JW: Image is important to people due to the age of the internet.  If I’m online and I see a photo of an artist, I won’t listen to them if the image doesn’t appeal to me and I’m sure this happens with lots of people too…….  So photos need to sum up everything you are about – which is hard to do in one shot!  However – we are almost back in radio age with streaming services such as Spotify / Apple Music etc – listening to their playlists and related artists is discovering with ears first again and this is a very good thing.  Less visual stereotyping.  The next problem artists will face are the Algorithms of the streaming services.  If your art doesn’t fit into a pure genre, you’re less likely to be on the main playlists and listeners won’t receive as diverse an experience as they might from listening to a human DJ.  

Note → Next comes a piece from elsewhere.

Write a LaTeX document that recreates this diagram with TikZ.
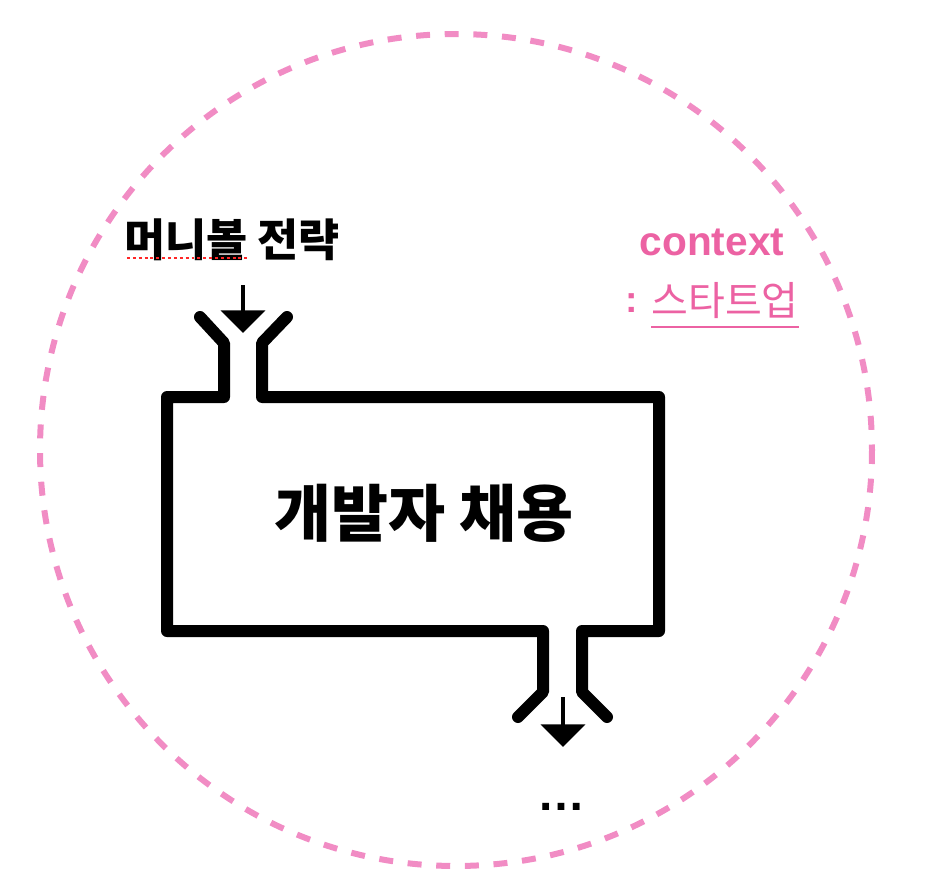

IF: We first discovered your music through Soundcloud, a place where we typically search for new artists to connect with. Recently you took your music down from there. What was the intention behind this?

JW: Not sure…… it might come back soon…….. maybe I had a funny 5 minutes………

IF: The lyrics for ‘’Be Careful’’ are oh so strange. How much of this is literal vs sarcastic and or fantasy. Especially when considering the video, which seems to portray a domestic dispute of sorts – Is this song truly a warning, or perhaps the idea of fear from fully surrendering to another person for life?

JW: The lyric writing was a 50/50 split with Scott on this song, he had one idea and I had another which is probably why you’ve said that!  He took it in the more sarcastic way but at the time I was getting out of a relationship where things had got heavy very quickly so I was very much literal.  For me it truly is a warning, be more scared of the people that want to tie you down and trap you – those people have their own insecurities and you don’t need to be burdened with them……. 

IF: The video for this is particularly striking, as are all of your videos. Does the video better explain the lyrics or add further to its ambiguity?

JW: The video represents a few things to me, repetitious behaviour, the repetitious dance.  Standing unified yet violent and destructive within that unity, being trapped. Also it’s quite funny…..

IF: In the song “What It Is To Believe” you sing “We play a strangers game.” In the video, you murder a man in a restroom who appears to be a stranger, perhaps a man you had just met at the bar that night. It’s strange because know one seems to be aware of your actions. What is this song about?

JW: The girl (me) is blissfully unaware that her actions were bad and it represents the power of belief.  The same for the bystanders who believed maybe she was just dressed up in Halloween, like something like that could never have happened.  We aren’t condemning belief or religions, just describing how powerful belief can be.  ‘Armed with words, stones and flames, we took to the streets in a strangers name. Oh what it is to believe’

IF: What can we look forward to from you both as far as any releases or new material in the near future?

JW: Our new song ‘Vulnerable’  is out Feb 4th on Supernatural Recordings.  We have made a lyric video for it. Huw Stephens at Radio 1 premiered it on Monday and has picked it as his track of the week so we are very excited about that.  We have our first headline show in London in March where you can buy tickets for it here: Tickets

IF: What is the best thing coming out of the UK right now that we’ve most likely never heard?

JW: Have you heard a band called SWEAT? They are great. Also our friends, Strong Asian Mothers.